Model risk analysis in finance: reflected backward stochastic differential equations with random terminal time.

Summary This thesis is divided into three parts. The first two parts are devoted to model risk in finance (valuation, management). The third part is devoted to backward stochastic differential equations with random terminal time and some of their applications. In the first part, we study the speed of convergence of the numerical approximation of quantiles of the law of a component of (X_t), when (X_t) is a diffusion process and when we use a Monte-Carlo method combined with the Euler time discretization scheme of the process. The speed of convergence is obtained under two different assumptions: either (X_t) has a uniformly hypoelliptic generator, or the inverse of the Malliavin covariance matrix of the component of X_t considered satisfies a certain condition (M).

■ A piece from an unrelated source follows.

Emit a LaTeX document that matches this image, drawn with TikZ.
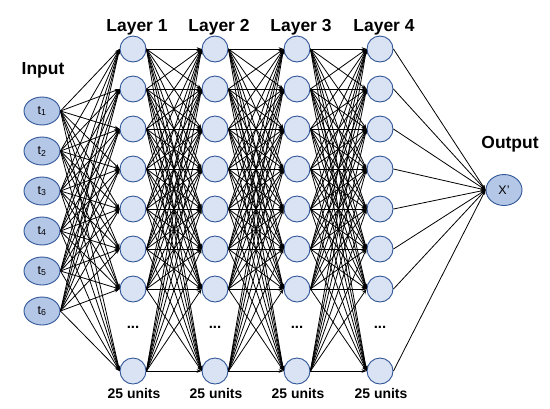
\documentclass[tikz,border=0pt]{standalone}
\usepackage{fontspec}
\setmainfont{Liberation Sans}
\usetikzlibrary{arrows.meta, shapes.geometric}
\definecolor{hidfill}{HTML}{DAE3F3}
\definecolor{infill}{HTML}{B4C7E7}
\definecolor{nodeline}{HTML}{2F5597}

\begin{document}
\begin{tikzpicture}[x=1bp, y=-1bp,
    hidden/.style={circle, draw=nodeline, fill=hidfill, line width=0.9bp,
        minimum size=26bp, inner sep=0pt},
    inout/.style={ellipse, draw=nodeline, fill=infill, line width=0.9bp,
        minimum width=36bp, minimum height=28bp, inner sep=0pt,
        font=\fontsize{12.5}{12.5}\selectfont},
    title/.style={anchor=base, font=\bfseries\fontsize{17.5}{17.5}\selectfont},
    units/.style={anchor=base, font=\bfseries\fontsize{14}{14}\selectfont},
    link/.style={-{Stealth[length=5bp,width=3.6bp]}, line width=0.8bp}]

    \useasboundingbox (0,0) rectangle (550,408);

    % input column
    \node[title] (intitle) at (43,74) {Input};
    \foreach \i in {1,...,6}
        \node[inout] (in\i) at (42,{111+40*(\i-1)}) {t\textsubscript{\i}};

    % hidden layers
    \foreach \l/\x in {1/133,2/215,3/297,4/380} {
        \node[title] (title\l) at (\x+4,31) {Layer \l};
        \foreach \i/\y in {1/49,2/89,3/129,4/169,5/209,6/249,7/289,8/371}
            \node[hidden] (l\l n\i) at (\x,\y) {};
        \node[font=\bfseries\fontsize{15}{15}\selectfont] (dots\l) at (\x,327) {...};
        \node[units] (units\l) at (\x+1,398) {25 units};
    }

    % output
    \node[title] (outtitle) at (510,148) {Output};
    \node[inout, minimum height=31bp] (out) at (504,190) {X'};

    % input to layer 1
    \foreach \i in {1,...,6}
        \foreach \j in {1,...,8}
            \draw[link] (in\i.east) -- (l1n\j.west);

    % layer to layer
    \foreach \l/\m in {1/2,2/3,3/4}
        \foreach \i in {1,...,8}
            \foreach \j in {1,...,8}
                \draw[link] (l\l n\i.east) -- (l\m n\j.west);

    % layer 4 to output
    \foreach \i in {1,...,8}
        \draw[link] (l4n\i.east) -- (out.west);

\end{tikzpicture}
\end{document}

We then show that this condition (M) is satisfied in various contexts in finance. In the second part, we focus on model risk control. We study a strategy that, in a sense, guarantees good performance regardless of the (unknown) model of the underlying assets used in the hedge portfolio. We consider the model risk control problem as a two-player (trader vs. market) zero-sum stochastic game problem corresponding to a 'worst case' protection. We prove that the corresponding value function is the unique viscosity solution of a Hamilton-Jacobi-Bellman-Isaacs equation. The third part of the thesis deals with various issues related to backward stochastic differential equations with random terminal time, their relations with Dynkin sets and viscosity solutions of various elliptic problems.